» WHAT THE TASK REQUIRES
Your task is to transcribe all of the data below exactly, omitting the images.

» STORED DATA
►

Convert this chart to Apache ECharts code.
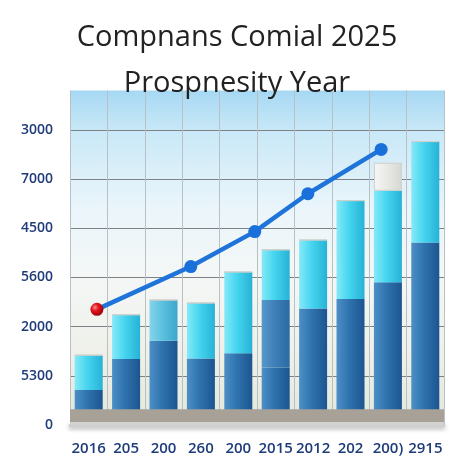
<!DOCTYPE html>
<html><head><meta charset="utf-8">
<script src="https://cdn.jsdelivr.net/npm/echarts@6/dist/echarts.min.js"></script>
<style>html,body{margin:0;padding:0;background:#fff}#c{width:474px;height:474px}</style>
</head><body><div id="c"></div>
<script>
// ---- data ----
const titleLines = ['Compnans Comial 2025', 'Prospnesity Year'];
const categories = ['2016', '205', '200', '260', '200', '2015', '2012', '202', '200)', '2915'];
const yTickLabels = ['0', '5300', '2000', '5600', '4500', '7000', '3000'];
// stacked bar segments (axis units: 1000 per tick step)
const darkSeg = [710, 1340, 1710, 1350, 1460, 1170, 2370, 2560, 2900, 3710];
const midSeg  = [0, 0, 0, 0, 0, 1370, 0, 0, 0, 0];
const cyanSeg = [710, 900, 830, 1130, 1650, 1020, 1390, 2000, 1860, 2050];
const capSeg  = [0, 0, 0, 0, 0, 0, 0, 0, 570, 0];
// trend line: position along the category axis (index units) and value
const lineX = [0.22, 2.73, 4.44, 5.86, 7.82];
const lineY = [2350, 3220, 3930, 4700, 5600];

// ---- styling ----
const hGrad = (a, b, c) => new echarts.graphic.LinearGradient(0, 0, 1, 0, [
  {offset: 0, color: a}, {offset: 0.45, color: b}, {offset: 1, color: c}]);
const darkFill = hGrad('#4d8fc6', '#2f73ae', '#1c5590');
const midFill = hGrad('#5a98cb', '#3f80b8', '#2b6aa3');
const cyanFill = hGrad('#86e9f8', '#45d5ef', '#27b2d6');
const cyanAlt = hGrad('#86d4ec', '#5cc1df', '#3ea6cc');
const capFill = hGrad('#f6f6f4', '#e9e9e6', '#d6d6d2');

const chart = echarts.init(document.getElementById('c'), null, {renderer: 'canvas'});
const labelColor = '#1e3b7a';

const barBase = {type: 'bar', stack: 'total', barWidth: 28, xAxisIndex: 0, yAxisIndex: 0};

chart.setOption({
  backgroundColor: '#ffffff',
  animation: false,
  title: {
    text: titleLines.join('\n'),
    left: 'center',
    top: 15,
    padding: 0,
    textStyle: {fontFamily: 'Open Sans', fontSize: 29, fontWeight: 'normal', color: '#222', lineHeight: 46}
  },
  grid: {
    left: 70, right: 30, top: 90.4, bottom: 49,
    show: true, borderWidth: 0,
    backgroundColor: new echarts.graphic.LinearGradient(0, 0, 0, 1, [
      {offset: 0, color: '#a6d8f3'},
      {offset: 0.12, color: '#c9e8f7'},
      {offset: 0.35, color: '#eaf5fb'},
      {offset: 0.55, color: '#f4f7f6'},
      {offset: 0.8, color: '#eef0e8'},
      {offset: 1, color: '#e3e7da'}
    ])
  },
  xAxis: [{
    type: 'category',
    data: categories,
    boundaryGap: true,
    axisTick: {show: false},
    axisLine: {show: true, lineStyle: {color: '#cfcfcf', width: 3, shadowColor: 'rgba(0,0,0,0.35)', shadowBlur: 4, shadowOffsetY: 2}},
    axisLabel: {color: labelColor, fontFamily: 'Open Sans', fontSize: 15, fontWeight: 600, margin: 16, interval: 0},
    splitLine: {show: true, interval: 0, lineStyle: {color: '#b7c0c5', width: 1}}
  }, {
    type: 'value', min: -0.5, max: 9.5, show: false
  }],
  yAxis: [{
    type: 'value', min: 0, max: 6800, interval: 1000,
    axisLine: {show: false}, axisTick: {show: false},
    axisLabel: {
      color: labelColor, fontFamily: 'Open Sans', fontSize: 14, fontWeight: 600, margin: 17,
      formatter: v => (v % 1000 === 0 && yTickLabels[v / 1000] !== undefined) ? yTickLabels[v / 1000] : ''
    },
    splitLine: {show: true, showMaxLine: false, lineStyle: {color: '#7c8286', width: 1}}
  }],
  series: [
    Object.assign({}, barBase, {name: 'dark', data: darkSeg, itemStyle: {color: darkFill}}),
    Object.assign({}, barBase, {name: 'mid', data: midSeg, itemStyle: {color: midFill}}),
    Object.assign({}, barBase, {name: 'cyan',
      data: cyanSeg.map((v, i) => i === 2 ? {value: v, itemStyle: {color: cyanAlt}} : v),
      itemStyle: {color: cyanFill}}),
    Object.assign({}, barBase, {name: 'cap', data: capSeg,
      itemStyle: {color: capFill, borderColor: '#cfcfcb', borderWidth: 1},
      markArea: {
        silent: true, z: 10,
        data: [
          [{yAxis: 60, itemStyle: {color: '#a8a198'}}, {yAxis: 320}],
          [{yAxis: 0, itemStyle: {color: '#d2d2d0'}}, {yAxis: 60}]
        ]
      }}),
    {
      type: 'line', name: 'trend', xAxisIndex: 1, yAxisIndex: 0, z: 12,
      data: lineX.map((x, i) => i === 0 ? {
        value: [x, lineY[i]],
        itemStyle: {color: new echarts.graphic.RadialGradient(0.35, 0.35, 0.7, [
          {offset: 0, color: '#ff8a8a'}, {offset: 0.4, color: '#e0141e'}, {offset: 1, color: '#9c0008'}])}
      } : [x, lineY[i]]),
      symbol: 'circle', symbolSize: 13,
      lineStyle: {color: '#1e74d8', width: 4.5},
      itemStyle: {color: '#1a70db'}
    }
  ]
});
</script>
</body></html>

◄

» EXERCISE ANSWER
Convert this chart to Apache ECharts code.
<!DOCTYPE html>
<html><head><meta charset="utf-8">
<script src="https://cdn.jsdelivr.net/npm/echarts@6/dist/echarts.min.js"></script>
<style>html,body{margin:0;padding:0;background:#fff}#c{width:474px;height:474px}</style>
</head><body><div id="c"></div>
<script>
// ---- data ----
const titleLines = ['Compnans Comial 2025', 'Prospnesity Year'];
const categories = ['2016', '205', '200', '260', '200', '2015', '2012', '202', '200)', '2915'];
const yTickLabels = ['0', '5300', '2000', '5600', '4500', '7000', '3000'];
// stacked bar segments (axis units: 1000 per tick step)
const darkSeg = [710, 1340, 1710, 1350, 1460, 1170, 2370, 2560, 2900, 3710];
const midSeg  = [0, 0, 0, 0, 0, 1370, 0, 0, 0, 0];
const cyanSeg = [710, 900, 830, 1130, 1650, 1020, 1390, 2000, 1860, 2050];
const capSeg  = [0, 0, 0, 0, 0, 0, 0, 0, 570, 0];
// trend line: position along the category axis (index units) and value
const lineX = [0.22, 2.73, 4.44, 5.86, 7.82];
const lineY = [2350, 3220, 3930, 4700, 5600];

// ---- styling ----
const hGrad = (a, b, c) => new echarts.graphic.LinearGradient(0, 0, 1, 0, [
  {offset: 0, color: a}, {offset: 0.45, color: b}, {offset: 1, color: c}]);
const darkFill = hGrad('#4d8fc6', '#2f73ae', '#1c5590');
const midFill = hGrad('#5a98cb', '#3f80b8', '#2b6aa3');
const cyanFill = hGrad('#86e9f8', '#45d5ef', '#27b2d6');
const cyanAlt = hGrad('#86d4ec', '#5cc1df', '#3ea6cc');
const capFill = hGrad('#f6f6f4', '#e9e9e6', '#d6d6d2');

const chart = echarts.init(document.getElementById('c'), null, {renderer: 'canvas'});
const labelColor = '#1e3b7a';

const barBase = {type: 'bar', stack: 'total', barWidth: 28, xAxisIndex: 0, yAxisIndex: 0};

chart.setOption({
  backgroundColor: '#ffffff',
  animation: false,
  title: {
    text: titleLines.join('\n'),
    left: 'center',
    top: 15,
    padding: 0,
    textStyle: {fontFamily: 'Open Sans', fontSize: 29, fontWeight: 'normal', color: '#222', lineHeight: 46}
  },
  grid: {
    left: 70, right: 30, top: 90.4, bottom: 49,
    show: true, borderWidth: 0,
    backgroundColor: new echarts.graphic.LinearGradient(0, 0, 0, 1, [
      {offset: 0, color: '#a6d8f3'},
      {offset: 0.12, color: '#c9e8f7'},
      {offset: 0.35, color: '#eaf5fb'},
      {offset: 0.55, color: '#f4f7f6'},
      {offset: 0.8, color: '#eef0e8'},
      {offset: 1, color: '#e3e7da'}
    ])
  },
  xAxis: [{
    type: 'category',
    data: categories,
    boundaryGap: true,
    axisTick: {show: false},
    axisLine: {show: true, lineStyle: {color: '#cfcfcf', width: 3, shadowColor: 'rgba(0,0,0,0.35)', shadowBlur: 4, shadowOffsetY: 2}},
    axisLabel: {color: labelColor, fontFamily: 'Open Sans', fontSize: 15, fontWeight: 600, margin: 16, interval: 0},
    splitLine: {show: true, interval: 0, lineStyle: {color: '#b7c0c5', width: 1}}
  }, {
    type: 'value', min: -0.5, max: 9.5, show: false
  }],
  yAxis: [{
    type: 'value', min: 0, max: 6800, interval: 1000,
    axisLine: {show: false}, axisTick: {show: false},
    axisLabel: {
      color: labelColor, fontFamily: 'Open Sans', fontSize: 14, fontWeight: 600, margin: 17,
      formatter: v => (v % 1000 === 0 && yTickLabels[v / 1000] !== undefined) ? yTickLabels[v / 1000] : ''
    },
    splitLine: {show: true, showMaxLine: false, lineStyle: {color: '#7c8286', width: 1}}
  }],
  series: [
    Object.assign({}, barBase, {name: 'dark', data: darkSeg, itemStyle: {color: darkFill}}),
    Object.assign({}, barBase, {name: 'mid', data: midSeg, itemStyle: {color: midFill}}),
    Object.assign({}, barBase, {name: 'cyan',
      data: cyanSeg.map((v, i) => i === 2 ? {value: v, itemStyle: {color: cyanAlt}} : v),
      itemStyle: {color: cyanFill}}),
    Object.assign({}, barBase, {name: 'cap', data: capSeg,
      itemStyle: {color: capFill, borderColor: '#cfcfcb', borderWidth: 1},
      markArea: {
        silent: true, z: 10,
        data: [
          [{yAxis: 60, itemStyle: {color: '#a8a198'}}, {yAxis: 320}],
          [{yAxis: 0, itemStyle: {color: '#d2d2d0'}}, {yAxis: 60}]
        ]
      }}),
    {
      type: 'line', name: 'trend', xAxisIndex: 1, yAxisIndex: 0, z: 12,
      data: lineX.map((x, i) => i === 0 ? {
        value: [x, lineY[i]],
        itemStyle: {color: new echarts.graphic.RadialGradient(0.35, 0.35, 0.7, [
          {offset: 0, color: '#ff8a8a'}, {offset: 0.4, color: '#e0141e'}, {offset: 1, color: '#9c0008'}])}
      } : [x, lineY[i]]),
      symbol: 'circle', symbolSize: 13,
      lineStyle: {color: '#1e74d8', width: 4.5},
      itemStyle: {color: '#1a70db'}
    }
  ]
});
</script>
</body></html>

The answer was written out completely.